Aware of this, the Telford and Wrekin team did a lot of talking and confidence building before reorganisation day. Mr Marston says: “There were lots of consultation groups, lots of discussions. They were clearly looking for it to be different and vibrant.”

Telford and Wrekin is very distinct from the rest of Shropshire with particular challenges - a 16-plus staying on rate 8 per cent below the national average and almost twice the national average of pupils with special needs.

The advantage of reorganisation for a town like Telford is that local government becomes more local, more understanding and more accessible. Ms Davies is determined that should be the case for education. Her team has set up a programme of consultations with schools and the community and ambitious links with other services and businesses. “We set out with the aim of creating partnerships,” she says, “And we have pursued that quite relentlessly.”

She says that achieving the concept of a family of schools needs hard work with such a variety of secondaries in the authority - church, grammar, comprehensive, mixed, single sex and a technology college. But the message from the schools is generally positive.

Mr Boulter says: “Because there is a wide range of schools, there is a range of views, but the overwhelming feeling is that things are moving forward in a positive way. On the interpersonal side they have worked extremely hard.”

Mr Marston agrees. “The authority is very supportive.”

Schools usually develop good working relationships with authority advisers. The prospect of losing these familiar contacts, with so many new training requirements in the pipeline, was a serious worry for schools facing reorganisation - and not one that has always been fully resolved.

Mr Calvert feels the advisers in York are overstretched, largely because of curriculum initiatives by the Government. “It’s not that the advisory team is weak, there is just so much for them to do. When I ask for support it’s forthcoming, but I miss the personal contact and the pastoral care.”

In Stoke-on-Trent, Ms Herbert appreciates her authority’s advisory service and achievement division. “They give a personal service. They know us all, there’s lots of training and there’s a real effort to move us all forward together.”

The key, she feels, is good leadership. “Hilary Pitts (who leads the achievement division) is excellent and very much in touch with the schools. We’re lucky to have someone inspirational like that.”

At Telford and Wrekin, the problem of the fragmentation of services is addressed by a cross-authority sharing system. Shropshire continues to provide an advisory and inspection, music, schools library and outdoor education service for both authorities. Telford and Wrekin provides special services for both, including education psychology and learning support. Importantly, though, each authority provides what the other needs, so the advisory service from Shropshire is to Telford and Wrekin’s specification.

Funding is a continuing problem, despite some heroic efforts: Telford and Wrekin has guaranteed school funding above the Government’s standard spending assessment for three years.
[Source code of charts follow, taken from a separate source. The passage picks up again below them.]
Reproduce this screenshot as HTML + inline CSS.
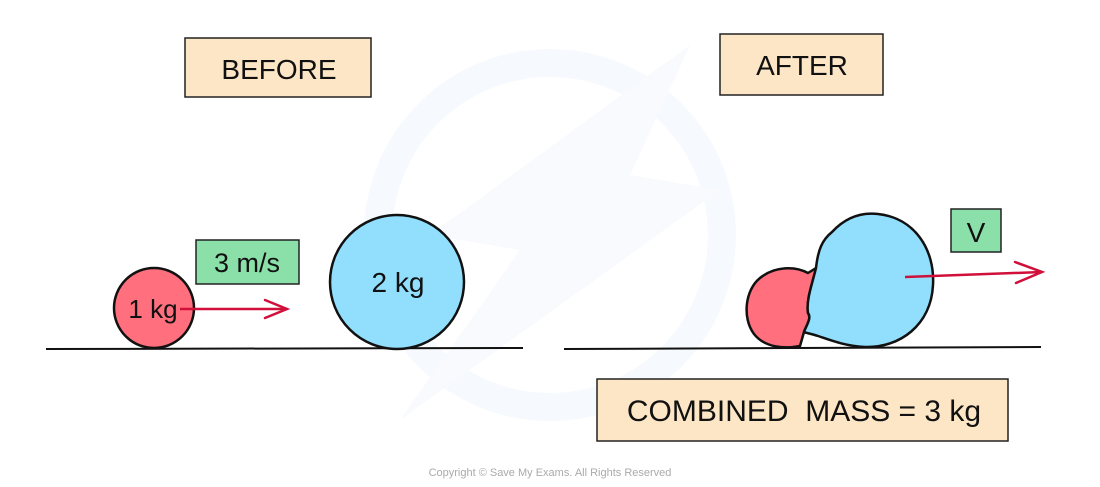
<!DOCTYPE html>
<html><head><meta charset="utf-8"><style>
html,body{margin:0;padding:0;background:#fff;}
svg{display:block;}
text{font-family:"Liberation Sans",sans-serif;fill:#111;}
</style></head><body>
<svg width="1100" height="487" viewBox="0 0 1100 487" xmlns="http://www.w3.org/2000/svg">
<!-- faint watermark -->
<circle cx="550" cy="235" r="172" fill="none" stroke="#f6f9fd" stroke-width="28"/>
<polygon points="690,45 430,235 520,250 400,420 720,190 630,175" fill="#f8fafd"/>
<!-- BEFORE -->
<rect x="185" y="38" width="186" height="59" fill="#fde6c6" stroke="#222" stroke-width="1.5"/>
<text x="279" y="79" font-size="28" text-anchor="middle">BEFORE</text>
<rect x="720" y="34" width="163" height="61" fill="#fde6c6" stroke="#222" stroke-width="1.5"/>
<text x="802" y="75" font-size="28" text-anchor="middle">AFTER</text>
<!-- ground lines -->
<line x1="46" y1="349" x2="523" y2="348" stroke="#111" stroke-width="2"/>
<line x1="564" y1="349" x2="1041" y2="347" stroke="#111" stroke-width="2"/>
<!-- before balls -->
<circle cx="154" cy="308" r="40" fill="#ff6f7d" stroke="#111" stroke-width="2.5"/>
<text x="153" y="318" font-size="26" text-anchor="middle">1 kg</text>
<line x1="180" y1="309" x2="287" y2="309" stroke="#d0103a" stroke-width="2.5"/>
<polyline points="265,300 287,309 265,318" fill="none" stroke="#d0103a" stroke-width="2.5" stroke-linecap="round"/>
<rect x="196" y="240" width="103" height="44" fill="#8ae0a8" stroke="#222" stroke-width="1.5"/>
<text x="247" y="272" font-size="27" text-anchor="middle">3 m/s</text>
<circle cx="397" cy="282" r="67" fill="#92dffd" stroke="#111" stroke-width="2.5"/>
<text x="398" y="292" font-size="28" text-anchor="middle">2 kg</text>
<!-- after blob -->
<path d="M800,346 C785,349 765,348 754,334 C742,318 745,290 760,278 C775,266 795,266 808,273 L816,268 C812,285 806,300 808,313 C812,318 806,326 804,332 Z" fill="#ff6f7d" stroke="#111" stroke-width="2.5" stroke-linejoin="round"/>
<path d="M816,268 C818,250 822,240 832,232 C845,218 860,212 878,214 C915,218 935,250 933,285 C931,325 900,348 865,347 C845,346 830,340 818,336 C812,334 806,333 804,332 C806,326 812,318 808,313 C806,300 812,285 816,268 Z" fill="#92dffd" stroke="#111" stroke-width="2.5" stroke-linejoin="round"/>
<line x1="905" y1="277" x2="1042" y2="272" stroke="#d0103a" stroke-width="2.5"/>
<polyline points="1015,262 1042,272 1016,283" fill="none" stroke="#d0103a" stroke-width="2.5" stroke-linecap="round"/>
<rect x="951" y="209" width="50" height="43" fill="#8ae0a8" stroke="#222" stroke-width="1.5"/>
<text x="976" y="242" font-size="28" text-anchor="middle">V</text>
<!-- combined -->
<rect x="597" y="379" width="411" height="62" fill="#fde6c6" stroke="#222" stroke-width="1.5"/>
<text x="804" y="421" font-size="30" text-anchor="middle" xml:space="preserve">COMBINED  MASS = 3 kg</text>
<text x="550" y="476" font-size="11" text-anchor="middle" style="fill:#aaa">Copyright © Save My Exams. All Rights Reserved</text>
</svg>
</body></html>
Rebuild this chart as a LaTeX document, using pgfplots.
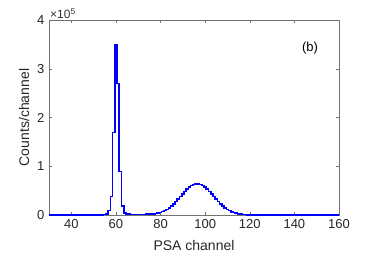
\documentclass[border=0pt]{standalone}
\usepackage{pgfplots}
\pgfplotsset{compat=1.18}
\usepackage{fontspec}
\setmainfont{Liberation Sans}
\pgfplotstableread{
x y
30 0
40 0
50 0
53 200
54 500
55 1000
56 2500
57 9000
58 38000
59 169000
60 349000
61 270000
62 89000
63 19000
64 4000
65 2000
66 1500
67 1200
68 1000
69 900
70 900
71 1000
72 1100
73 1300
74 1500
75 1700
76 2100
77 2600
78 3200
79 4000
80 5200
81 6800
82 8900
83 11600
84 14800
85 18500
86 22800
87 27400
88 32500
89 37800
90 43000
91 48200
92 52900
93 57000
94 60400
95 62700
96 63900
97 63900
98 62700
99 60400
100 57000
101 52900
102 48200
103 43000
104 37800
105 32500
106 27400
107 22800
108 18500
109 14800
110 11600
111 8900
112 6700
113 5000
114 3600
115 2600
116 1800
117 1200
118 850
119 550
120 360
121 230
122 150
123 100
124 60
125 30
130 0
160 0
}\datatable
\begin{document}
\fontsize{13bp}{15bp}\selectfont
\begin{tikzpicture}[x=1bp,y=1bp]
\useasboundingbox (-49bp,-41bp) rectangle (325bp,215bp);
\begin{axis}[
  at={(0,0)}, anchor=south west,
  scale only axis, width=290bp, height=195bp,
  xmin=30, xmax=160, ymin=0, ymax=400000,
  xtick={40,60,...,160},
  ytick={0,100000,200000,300000,400000},
  yticklabels={0,1,2,3,4},
  scaled y ticks=false,
  tick align=inside,
  major tick length=3bp,
  axis line style={black!55},
  tick style={black!55},
  every tick label/.append style={font=\fontsize{13bp}{15bp}\selectfont, text=black!85},
  /pgf/number format/assume math mode=true,
  xlabel={PSA channel}, ylabel={Counts/channel},
  label style={font=\fontsize{14bp}{16bp}\selectfont, text=black!85},
  xlabel style={yshift=-3bp},
  ylabel style={yshift=-1bp},
  clip=false,
]
\addplot[const plot mark mid, blue, line width=1.6bp] table[x=x,y=y] {\datatable};
\node[anchor=south west, text=black!80, inner sep=1bp, font=\fontsize{12bp}{14bp}\selectfont] at (rel axis cs:0,1) {×10\textsuperscript{5}};
\node[font=\fontsize{13bp}{15bp}\selectfont] at (axis cs:147,343000) {(b)};
\end{axis}
\end{tikzpicture}
\end{document}
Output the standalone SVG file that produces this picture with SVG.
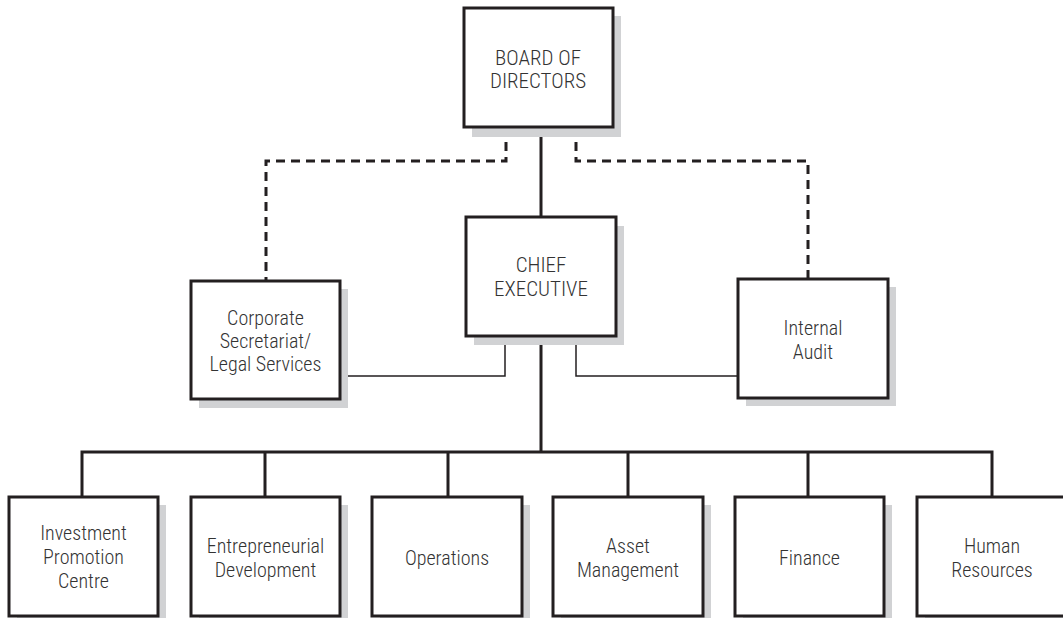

York, says Mr Calvert, has particular problems: “It’s not really an urban authority nor a rural one, and the funding formula doesn’t recognise that middle ground.”

Another concern is how long the lean teams can continue working at their enthusiastic pace. Driving Ms Davies is a realisation that the hi-tech future is going to make increasing demands on the education service and she is determined to promote learning across the community. “Schools are going to have to change. In the future, not all learning will take place in classrooms as we know them.”